Yeah, I realise I jumped the gun there. The babylonian think acted like a hyperlink in my mind and off I went somewhere else.
To be honest I thought that Glen was making a much more basic point. I haven't listened to the podcast, so I can't comment on that.
I thought the contrast between the video and the image was the way that in the diagram the structure of the universe is seen in deeply theological ways whereas in the more modern imagination the structure of the universe is seen as having no theological meaning. Thus, we are encouraged to draw theological implications or worship stimulation from the size and scale of the universe, but we are not encouraged to see how heaven and hell, life and death, Jesus and the Spirit are structurally displayed in the world around us.

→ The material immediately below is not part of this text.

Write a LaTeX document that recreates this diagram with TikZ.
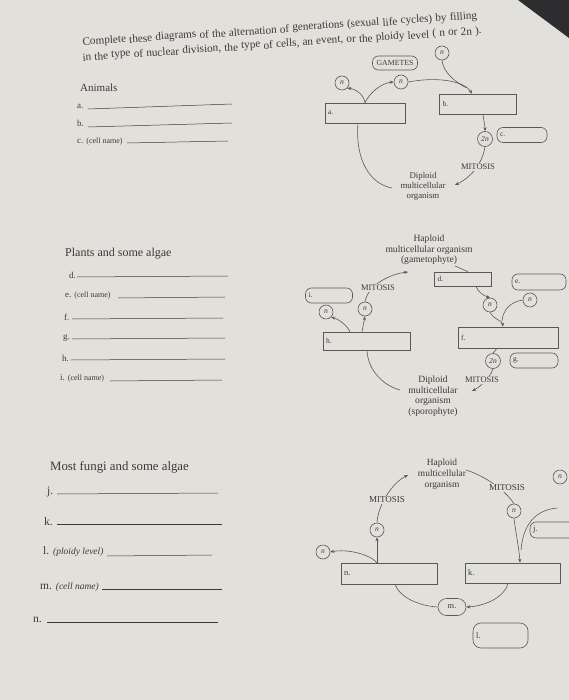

The modern world's artificial and dogmatic split between 'fact' and 'value' still pervades this view of the world. What we see in the sky can be labelled as balls of burning gas or as angelic homes or as points on a cosmic zodiac narrative... but we cannot [apart from the mind of Jesus] declare one to be a more basic or more factual account... without recourse to a foundational theology.
In a way it goes back to that weird idea: the historical fact is that Jesus of Nazareth died, but the theological interpretation is that Jesus atoned for sins: one is in the realm of historical facts and the other an interpretive perspective! Yet, surely the historical fact is that the Eternal Son, in the form of the Servant, bought the church with His own blood. That is a theological judgement, true, but no more or less than to say that 'Jesus of Nazareth died by crucifixion'.